--- BEGIN Data section ---

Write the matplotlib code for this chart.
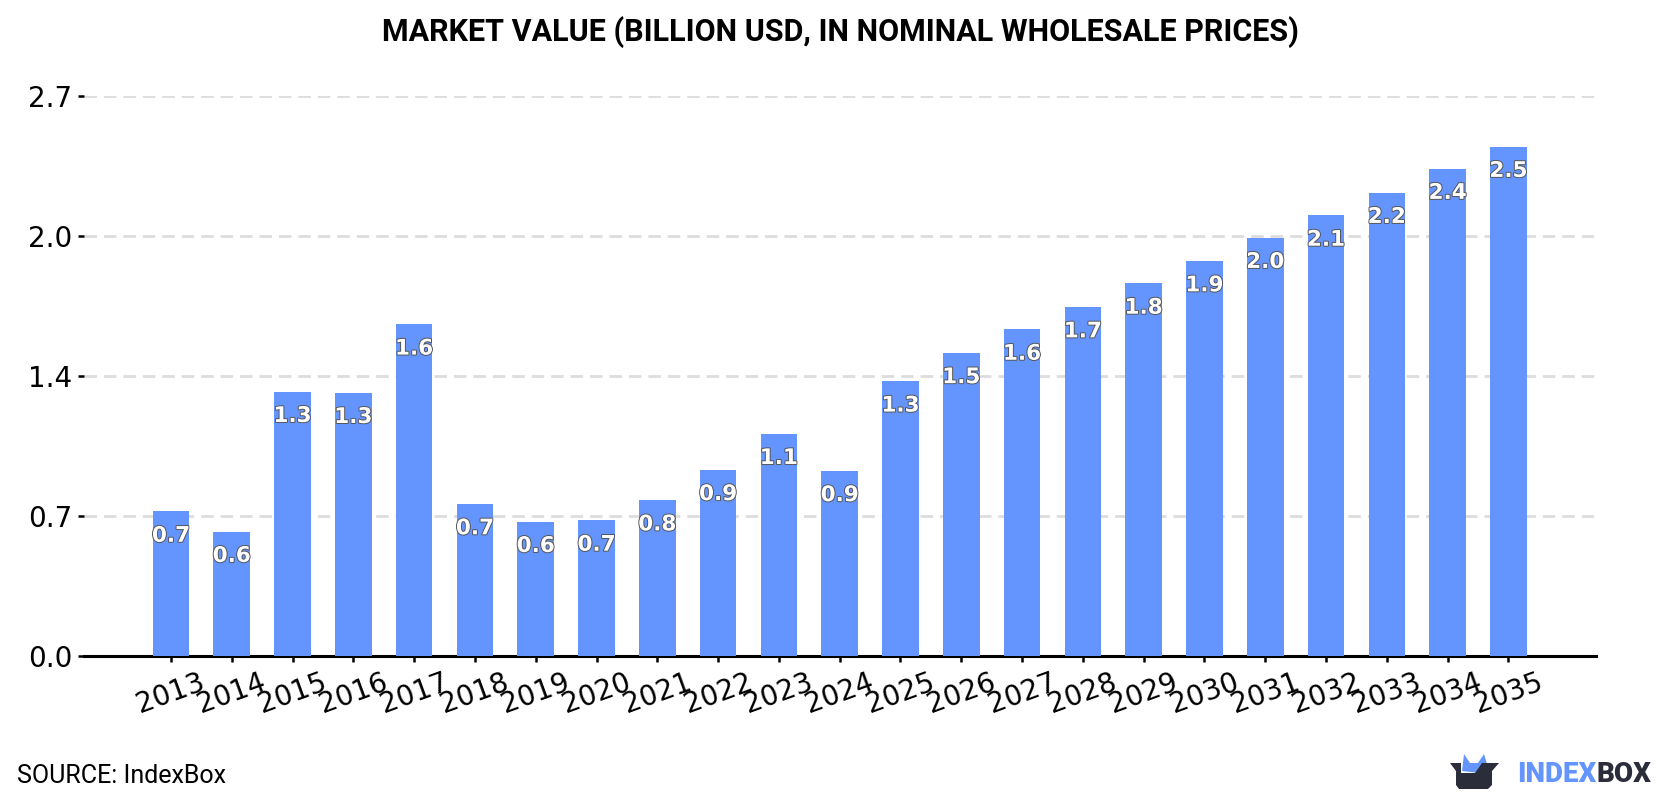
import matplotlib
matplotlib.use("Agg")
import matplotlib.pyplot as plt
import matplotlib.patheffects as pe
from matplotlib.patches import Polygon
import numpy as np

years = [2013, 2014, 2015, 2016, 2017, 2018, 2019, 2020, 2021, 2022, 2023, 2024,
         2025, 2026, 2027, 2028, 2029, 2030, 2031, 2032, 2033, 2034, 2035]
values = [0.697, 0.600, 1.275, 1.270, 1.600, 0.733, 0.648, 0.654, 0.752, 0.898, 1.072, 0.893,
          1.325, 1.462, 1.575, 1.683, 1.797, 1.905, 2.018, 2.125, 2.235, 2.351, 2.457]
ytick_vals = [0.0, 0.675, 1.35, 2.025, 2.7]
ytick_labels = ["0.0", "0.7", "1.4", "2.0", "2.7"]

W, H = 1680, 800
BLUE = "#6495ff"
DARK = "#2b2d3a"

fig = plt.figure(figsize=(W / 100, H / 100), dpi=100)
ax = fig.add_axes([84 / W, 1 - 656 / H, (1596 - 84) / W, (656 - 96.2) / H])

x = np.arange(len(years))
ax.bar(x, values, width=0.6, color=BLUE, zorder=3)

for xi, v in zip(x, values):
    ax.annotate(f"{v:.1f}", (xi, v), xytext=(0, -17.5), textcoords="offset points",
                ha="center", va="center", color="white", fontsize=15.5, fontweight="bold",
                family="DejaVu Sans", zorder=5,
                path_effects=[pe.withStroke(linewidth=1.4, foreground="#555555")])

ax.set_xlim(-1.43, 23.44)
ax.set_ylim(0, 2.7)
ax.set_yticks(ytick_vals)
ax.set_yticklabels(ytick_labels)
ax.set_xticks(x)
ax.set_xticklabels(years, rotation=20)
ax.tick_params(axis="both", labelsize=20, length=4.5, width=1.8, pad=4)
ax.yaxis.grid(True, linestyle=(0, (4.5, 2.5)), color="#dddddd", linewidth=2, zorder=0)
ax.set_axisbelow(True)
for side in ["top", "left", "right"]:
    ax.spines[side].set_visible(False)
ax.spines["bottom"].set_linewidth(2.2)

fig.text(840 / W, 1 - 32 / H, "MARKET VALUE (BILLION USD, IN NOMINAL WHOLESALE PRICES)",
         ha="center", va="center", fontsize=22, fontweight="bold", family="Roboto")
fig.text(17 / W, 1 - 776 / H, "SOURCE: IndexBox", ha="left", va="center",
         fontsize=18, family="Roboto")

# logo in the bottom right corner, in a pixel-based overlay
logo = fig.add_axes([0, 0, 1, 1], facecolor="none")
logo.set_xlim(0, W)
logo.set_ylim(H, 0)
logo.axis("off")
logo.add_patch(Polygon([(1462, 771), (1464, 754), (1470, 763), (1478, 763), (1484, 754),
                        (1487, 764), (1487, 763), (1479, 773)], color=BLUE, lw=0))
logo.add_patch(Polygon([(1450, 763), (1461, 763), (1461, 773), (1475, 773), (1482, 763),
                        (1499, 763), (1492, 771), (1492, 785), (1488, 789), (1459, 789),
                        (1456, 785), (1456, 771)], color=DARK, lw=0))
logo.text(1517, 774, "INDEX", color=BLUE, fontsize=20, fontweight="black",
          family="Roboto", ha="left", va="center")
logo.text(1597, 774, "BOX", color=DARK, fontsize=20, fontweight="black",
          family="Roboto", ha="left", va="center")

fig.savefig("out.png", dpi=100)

--- END Data section ---

Prompt: Reproduce all of the data exactly, omitting each picture it holds.

Answer to this problem:
Write the matplotlib code for this chart.
import matplotlib
matplotlib.use("Agg")
import matplotlib.pyplot as plt
import matplotlib.patheffects as pe
from matplotlib.patches import Polygon
import numpy as np

years = [2013, 2014, 2015, 2016, 2017, 2018, 2019, 2020, 2021, 2022, 2023, 2024,
         2025, 2026, 2027, 2028, 2029, 2030, 2031, 2032, 2033, 2034, 2035]
values = [0.697, 0.600, 1.275, 1.270, 1.600, 0.733, 0.648, 0.654, 0.752, 0.898, 1.072, 0.893,
          1.325, 1.462, 1.575, 1.683, 1.797, 1.905, 2.018, 2.125, 2.235, 2.351, 2.457]
ytick_vals = [0.0, 0.675, 1.35, 2.025, 2.7]
ytick_labels = ["0.0", "0.7", "1.4", "2.0", "2.7"]

W, H = 1680, 800
BLUE = "#6495ff"
DARK = "#2b2d3a"

fig = plt.figure(figsize=(W / 100, H / 100), dpi=100)
ax = fig.add_axes([84 / W, 1 - 656 / H, (1596 - 84) / W, (656 - 96.2) / H])

x = np.arange(len(years))
ax.bar(x, values, width=0.6, color=BLUE, zorder=3)

for xi, v in zip(x, values):
    ax.annotate(f"{v:.1f}", (xi, v), xytext=(0, -17.5), textcoords="offset points",
                ha="center", va="center", color="white", fontsize=15.5, fontweight="bold",
                family="DejaVu Sans", zorder=5,
                path_effects=[pe.withStroke(linewidth=1.4, foreground="#555555")])

ax.set_xlim(-1.43, 23.44)
ax.set_ylim(0, 2.7)
ax.set_yticks(ytick_vals)
ax.set_yticklabels(ytick_labels)
ax.set_xticks(x)
ax.set_xticklabels(years, rotation=20)
ax.tick_params(axis="both", labelsize=20, length=4.5, width=1.8, pad=4)
ax.yaxis.grid(True, linestyle=(0, (4.5, 2.5)), color="#dddddd", linewidth=2, zorder=0)
ax.set_axisbelow(True)
for side in ["top", "left", "right"]:
    ax.spines[side].set_visible(False)
ax.spines["bottom"].set_linewidth(2.2)

fig.text(840 / W, 1 - 32 / H, "MARKET VALUE (BILLION USD, IN NOMINAL WHOLESALE PRICES)",
         ha="center", va="center", fontsize=22, fontweight="bold", family="Roboto")
fig.text(17 / W, 1 - 776 / H, "SOURCE: IndexBox", ha="left", va="center",
         fontsize=18, family="Roboto")

# logo in the bottom right corner, in a pixel-based overlay
logo = fig.add_axes([0, 0, 1, 1], facecolor="none")
logo.set_xlim(0, W)
logo.set_ylim(H, 0)
logo.axis("off")
logo.add_patch(Polygon([(1462, 771), (1464, 754), (1470, 763), (1478, 763), (1484, 754),
                        (1487, 764), (1487, 763), (1479, 773)], color=BLUE, lw=0))
logo.add_patch(Polygon([(1450, 763), (1461, 763), (1461, 773), (1475, 773), (1482, 763),
                        (1499, 763), (1492, 771), (1492, 785), (1488, 789), (1459, 789),
                        (1456, 785), (1456, 771)], color=DARK, lw=0))
logo.text(1517, 774, "INDEX", color=BLUE, fontsize=20, fontweight="black",
          family="Roboto", ha="left", va="center")
logo.text(1597, 774, "BOX", color=DARK, fontsize=20, fontweight="black",
          family="Roboto", ha="left", va="center")

fig.savefig("out.png", dpi=100)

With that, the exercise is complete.